DESCRIPTION OF THE TASK: In the lines below, output everything from the first line through the line containing "return tuple(a + (b - a) * t)" exactly as it is. Pictures are not part of the output.

────

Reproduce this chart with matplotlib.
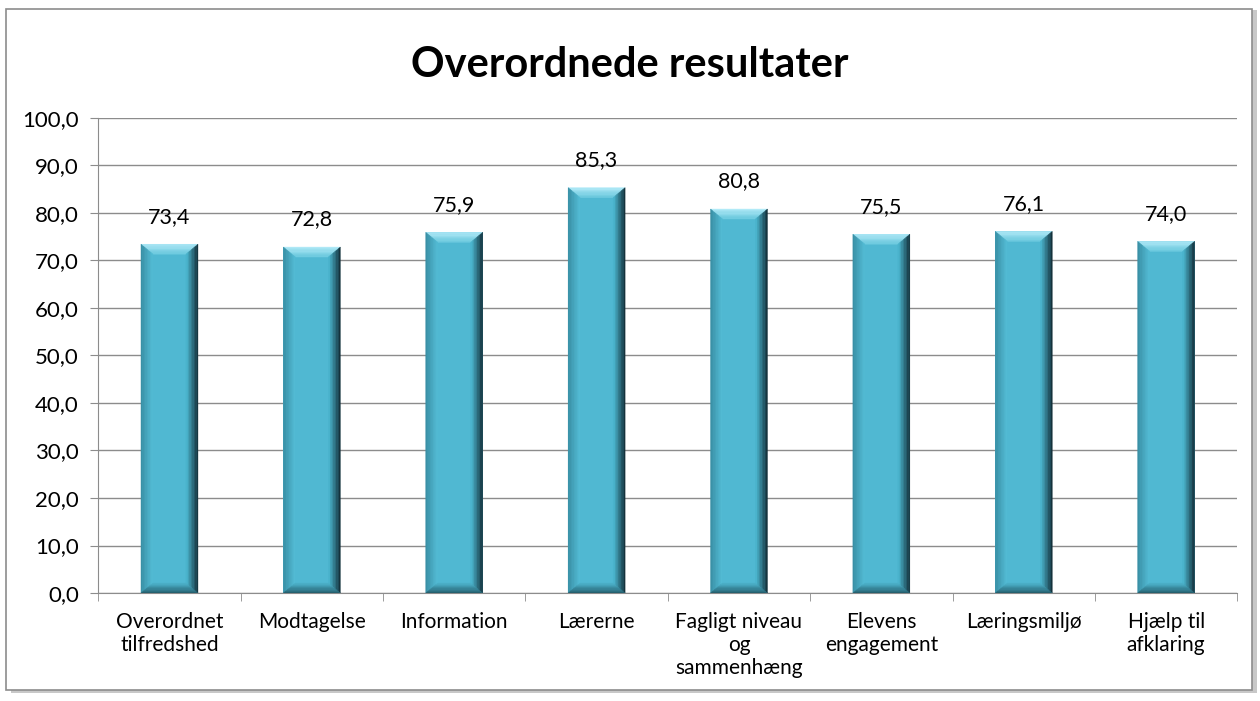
import numpy as np
import matplotlib
matplotlib.use("Agg")
import matplotlib.pyplot as plt
from matplotlib.patches import Rectangle, Polygon
from matplotlib.colors import to_rgb

plt.rcParams['font.family'] = ['Lato', 'DejaVu Sans']

categories = ["Overordnet\ntilfredshed", "Modtagelse", "Information", "Lærerne",
              "Fagligt niveau\nog\nsammenhæng", "Elevens\nengagement",
              "Læringsmiljø", "Hjælp til\nafklaring"]
values = [73.4, 72.8, 75.9, 85.3, 80.8, 75.5, 76.1, 74.0]
yticks = np.arange(0, 101, 10)

fig = plt.figure(figsize=(12.6, 7.01), dpi=100)
fig.patch.set_facecolor('white')

# rammen om diagrammet med skygge
fig.patches.append(Rectangle((0.009, 0.012), 0.989, 0.974, transform=fig.transFigure,
                             facecolor='#c8c8c8', edgecolor='none', zorder=-2))
fig.patches.append(Rectangle((0.005, 0.016), 0.989, 0.971, transform=fig.transFigure,
                             facecolor='white', edgecolor='#8c8c8c', lw=1.2, zorder=-1))

ax = fig.add_axes([0.078, 0.154, 0.904, 0.678])
ax.set_zorder(2)
ax.set_facecolor('none')
x = np.arange(len(values))
width = 0.4

main_col = '#50b8d2'
bars = ax.bar(x, values, width=width, color=main_col, edgecolor='none', zorder=3)


def mix(c1, c2, t):
    a, b = np.array(to_rgb(c1)), np.array(to_rgb(c2))
    return tuple(a + (b - a) * t)


# facetter (bevel) med gradient, fra yderkant mod midten
bx = 0.084
by = 2.1
n = 8
sides = {
    'top': ('#b3ebf8', '#6fcbe0'),
    'right': ('#14323c', '#4ab3cc'),
    'left': ('#3a90a6', '#52bad3'),
    'bottom': ('#25606f', '#4aaec6'),
}
for b in bars:
    x0, y0 = b.get_x(), b.get_y()
    x1, y1 = x0 + b.get_width(), y0 + b.get_height()
    for k in range(n):
        a, c = k / n, (k + 1) / n
        t = k / (n - 1)
        polys = {
            'top': [(x0 + a * bx, y1 - a * by), (x1 - a * bx, y1 - a * by),
                    (x1 - c * bx, y1 - c * by), (x0 + c * bx, y1 - c * by)],
            'right': [(x1 - a * bx, y0 + a * by), (x1 - a * bx, y1 - a * by),
                      (x1 - c * bx, y1 - c * by), (x1 - c * bx, y0 + c * by)],
            'left': [(x0 + a * bx, y0 + a * by), (x0 + a * bx, y1 - a * by),
                     (x0 + c * bx, y1 - c * by), (x0 + c * bx, y0 + c * by)],
            'bottom': [(x0 + a * bx, y0 + a * by), (x1 - a * bx, y0 + a * by),
                       (x1 - c * bx, y0 + c * by), (x0 + c * bx, y0 + c * by)],
        }
        for side, pts in polys.items():
            col = mix(sides[side][0], sides[side][1], t)
            ax.add_patch(Polygon(pts, closed=True, facecolor=col, edgecolor=col,
                                 lw=0.3, zorder=4))
    ax.text(b.get_x() + b.get_width() / 2, y1 + 5.8, f"{b.get_height():.1f}".replace('.', ','),
            ha='center', va='center', fontsize=15.5, color='black', zorder=5)

ax.set_xlim(-0.5, len(values) - 0.5)
ax.set_ylim(0, 100)
ax.set_yticks(yticks)
ax.set_yticklabels([f"{v:.1f}".replace('.', ',') for v in yticks], fontsize=16)
ax.yaxis.grid(True, color='#8c8c8c', lw=1.0, zorder=0)
ax.set_axisbelow(True)

ax.set_xticks(x)
ax.set_xticklabels(categories, fontsize=15, linespacing=1.18, va='top')
ax.tick_params(axis='x', length=0, pad=14)
ax.set_xticks(np.arange(-0.5, len(values)), minor=True)
ax.tick_params(axis='x', which='minor', length=6, color='#8c8c8c')
ax.tick_params(axis='y', length=6, color='#8c8c8c', pad=8)

for s in ['top', 'right']:
    ax.spines[s].set_visible(False)
for s in ['left', 'bottom']:
    ax.spines[s].set_color('#8c8c8c')

fig.text(0.5, 0.907, "Overordnede resultater", ha='center', va='center',
         fontsize=30, fontweight='bold')

fig.savefig('out.png', dpi=100)
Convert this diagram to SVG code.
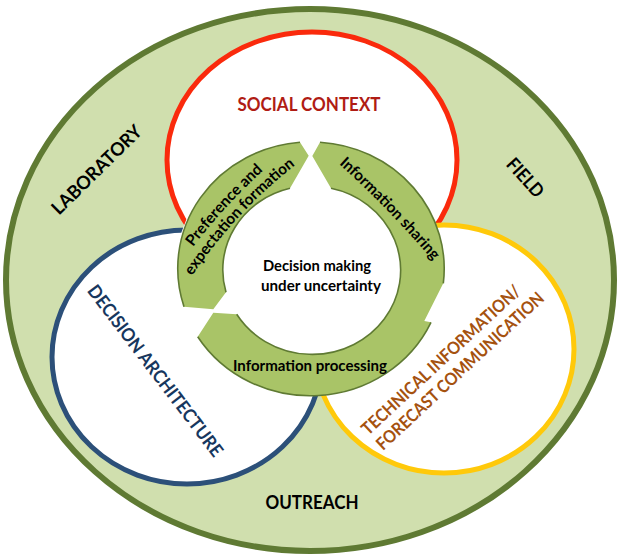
<svg xmlns="http://www.w3.org/2000/svg" width="620" height="560" viewBox="0 0 620 560">
<style>
text{font-family:Lato,"Liberation Sans",sans-serif;font-weight:700;fill:#000}
.c{fill:#fff;stroke-width:5}
.seg{fill:#a9c467}
.edge{fill:none;stroke:#5f7a33;stroke-width:1.6}
.m{text-anchor:middle}
.t{font-size:15.5px}
.r{font-size:18.5px}
.o{fill:#a5520f;font-size:17.5px}
</style>
<defs>
<path id="p1" d="M193,247 Q226,204 266,168"/>
<path id="p2" d="M192,276 Q237,210 298,163"/>
<path id="p3" d="M339,164 Q388,208 435,263"/>
</defs>
<rect width="620" height="560" fill="#fff"/>
<g id="outer"><ellipse cx="310" cy="280" rx="304" ry="271" fill="#d0dfae" stroke="#5f7a33" stroke-width="6"/></g>
<g id="social-context"><ellipse class="c" cx="312" cy="160" rx="145" ry="128" stroke="#fa2a0c"/></g>
<g id="technical-information"><ellipse class="c" cx="444" cy="349" rx="130" ry="124" stroke="#ffc90a"/></g>
<g id="decision-architecture"><ellipse class="c" cx="187" cy="357" rx="135" ry="127" stroke="#2c5079"/></g>
<g id="ring">
<ellipse cx="310" cy="268.5" rx="134" ry="127.5" fill="#fff"/>
<path class="seg" d="M300,142.3 L308.7,155.7 L290,188.3 A88.5,84 0 0 0 226,292.3 L213.3,309.3 L184,306.7 A133,126.5 0 0 1 300,142.3 Z"/>
<path class="seg" d="M320,142.3 L312.3,156 L331,188.3 A88.5,84 0 1 1 236.7,314.3 L213.3,312.7 L197.7,336.7 A133,126.5 0 0 0 431,322.3 L424.3,321 L443.3,283.3 A133,126.5 0 0 0 320,142.3 Z"/>
<path class="edge" d="M290,188.3 A88.5,84 0 0 0 226,292.3 M184,306.7 A133,126.5 0 0 1 300,142.3 M331,188.3 A88.5,84 0 1 1 236.7,314.3 M197.7,336.7 A133,126.5 0 0 0 431,322.3 M443.3,283.3 A133,126.5 0 0 0 320,142.3"/>
</g>
<g id="labels">
<text class="r m" x="309" y="111" textLength="143" lengthAdjust="spacingAndGlyphs" style="fill:#b01c14">SOCIAL CONTEXT</text>
<text class="r m" transform="translate(97,170) rotate(-44.5)" x="0" y="6" textLength="118" lengthAdjust="spacingAndGlyphs">LABORATORY</text>
<text class="r m" transform="translate(525,178) rotate(48)" x="0" y="6" textLength="46" lengthAdjust="spacingAndGlyphs">FIELD</text>
<text class="r m" x="312" y="509" textLength="93" lengthAdjust="spacingAndGlyphs">OUTREACH</text>
<text class="r m" transform="translate(155,371) rotate(52.7)" x="0" y="6" textLength="210" lengthAdjust="spacingAndGlyphs" style="fill:#17375e">DECISION ARCHITECTURE</text>
<text class="o m" transform="translate(441,360) rotate(-43)" x="0" y="6" textLength="210" lengthAdjust="spacingAndGlyphs" style="fill:#a5520f">TECHNICAL INFORMATION/</text>
<text class="o m" transform="translate(460,371) rotate(-43)" x="0" y="6" textLength="222" lengthAdjust="spacingAndGlyphs" style="fill:#a5520f">FORECAST COMMUNICATION</text>
<text class="t m" x="317" y="271" textLength="108" lengthAdjust="spacingAndGlyphs">Decision making</text>
<text class="t m" x="321" y="291" textLength="120" lengthAdjust="spacingAndGlyphs">under uncertainty</text>
<text class="t m" x="310" y="371" textLength="154" lengthAdjust="spacingAndGlyphs">Information processing</text>
<text class="t"><textPath href="#p1" textLength="104" lengthAdjust="spacingAndGlyphs">Preference and</textPath></text>
<text class="t"><textPath href="#p2" textLength="152" lengthAdjust="spacingAndGlyphs">expectation formation</textPath></text>
<text class="t"><textPath href="#p3" textLength="135" lengthAdjust="spacingAndGlyphs">Information sharing</textPath></text>
</g>
</svg>
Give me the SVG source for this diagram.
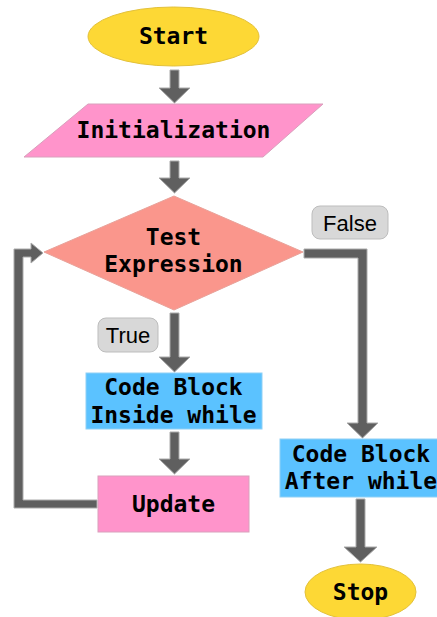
<svg xmlns="http://www.w3.org/2000/svg" width="437" height="617" viewBox="0 0 437 617">
  <style>
    .term { fill: #FDD835; stroke: #E3C13A; stroke-width: 1; }
    .io { fill: #FF94CB; stroke: #D9A0BC; stroke-width: 1; }
    .dec { fill: #FA968C; stroke: #E8A29A; stroke-width: 1; }
    .proc { fill: #5BC2FF; stroke: #8FD0F5; stroke-width: 1; }
    .upd { fill: #FF94CB; stroke: #D9A0BC; stroke-width: 1; }
    .arrow { fill: #5F5F5F; stroke: #ABABAB; stroke-width: 1; stroke-linejoin: miter; }
    .lbl { fill: #D8D8D8; stroke: #BDBDBD; stroke-width: 1; }
    .t { font-family: "DejaVu Sans Mono", "Liberation Mono", monospace; font-weight: bold; font-size: 23px; fill: #000; text-anchor: middle; }
    .lt { font-family: "Liberation Sans", Arial, sans-serif; font-size: 22px; fill: #000; text-anchor: middle; }
  </style>

  <!-- connectors -->
  <g id="connectors">
    <polygon class="arrow" points="170,70 179,70 179,88 190,88 174.5,103 159,88 170,88"/>
    <polygon class="arrow" points="170,161 179,161 179,178 190,178 174.5,193 159,178 170,178"/>
    <polygon class="arrow" points="170,313 179,313 179,357 190,357 174.5,372 159,357 170,357"/>
    <polygon class="arrow" points="170,432 179,432 179,459 190,459 174.5,474 159,459 170,459"/>
    <polygon class="arrow" points="304,249 367,249 367,423 378,423 362.5,438 347,423 358,423 358,258 304,258"/>
    <polygon class="arrow" points="356,499 365,499 365,547 377,547 360.5,562 344,547 356,547"/>
    <polygon class="arrow" points="97,500 97,508 14,508 14,249 31,249 31,243 43,253 31,263 31,257 23,257 23,500"/>
    <g id="label-false">
      <rect class="lbl" x="312" y="206" width="76" height="33" rx="8"/>
      <text class="lt" x="350" y="231">False</text>
    </g>
    <g id="label-true">
      <rect class="lbl" x="98" y="318" width="60" height="34" rx="8"/>
      <text class="lt" x="128" y="343">True</text>
    </g>
  </g>

  <g id="start">
    <ellipse class="term" cx="173.5" cy="36.5" rx="85.5" ry="29.5"/>
    <text class="t" x="173.5" y="44">Start</text>
  </g>

  <g id="init">
    <polygon class="io" points="88,104 323,104 263,157 24,157"/>
    <text class="t" x="173.5" y="138">Initialization</text>
  </g>

  <g id="test">
    <polygon class="dec" points="174,196 303,252 174,310 44,252"/>
    <text class="t" x="173.5" y="245">Test</text>
    <text class="t" x="173.5" y="272">Expression</text>
  </g>

  <g id="body">
    <rect class="proc" x="86" y="373" width="176" height="56"/>
    <text class="t" x="173.5" y="395">Code Block</text>
    <text class="t" x="173.5" y="423">Inside while</text>
  </g>

  <g id="update">
    <rect class="upd" x="98" y="476" width="151" height="56"/>
    <text class="t" x="173.5" y="512">Update</text>
  </g>

  <g id="after">
    <rect class="proc" x="280" y="439" width="164" height="58"/>
    <text class="t" x="361" y="462">Code Block</text>
    <text class="t" x="361" y="489">After while</text>
  </g>

  <g id="stop">
    <ellipse class="term" cx="360.5" cy="592" rx="55.5" ry="28"/>
    <text class="t" x="360.5" y="600">Stop</text>
  </g>
</svg>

────

CORRECT ANSWER:
Reproduce this chart with matplotlib.
import numpy as np
import matplotlib
matplotlib.use("Agg")
import matplotlib.pyplot as plt
from matplotlib.patches import Rectangle, Polygon
from matplotlib.colors import to_rgb

plt.rcParams['font.family'] = ['Lato', 'DejaVu Sans']

categories = ["Overordnet\ntilfredshed", "Modtagelse", "Information", "Lærerne",
              "Fagligt niveau\nog\nsammenhæng", "Elevens\nengagement",
              "Læringsmiljø", "Hjælp til\nafklaring"]
values = [73.4, 72.8, 75.9, 85.3, 80.8, 75.5, 76.1, 74.0]
yticks = np.arange(0, 101, 10)

fig = plt.figure(figsize=(12.6, 7.01), dpi=100)
fig.patch.set_facecolor('white')

# rammen om diagrammet med skygge
fig.patches.append(Rectangle((0.009, 0.012), 0.989, 0.974, transform=fig.transFigure,
                             facecolor='#c8c8c8', edgecolor='none', zorder=-2))
fig.patches.append(Rectangle((0.005, 0.016), 0.989, 0.971, transform=fig.transFigure,
                             facecolor='white', edgecolor='#8c8c8c', lw=1.2, zorder=-1))

ax = fig.add_axes([0.078, 0.154, 0.904, 0.678])
ax.set_zorder(2)
ax.set_facecolor('none')
x = np.arange(len(values))
width = 0.4

main_col = '#50b8d2'
bars = ax.bar(x, values, width=width, color=main_col, edgecolor='none', zorder=3)


def mix(c1, c2, t):
    a, b = np.array(to_rgb(c1)), np.array(to_rgb(c2))
    return tuple(a + (b - a) * t)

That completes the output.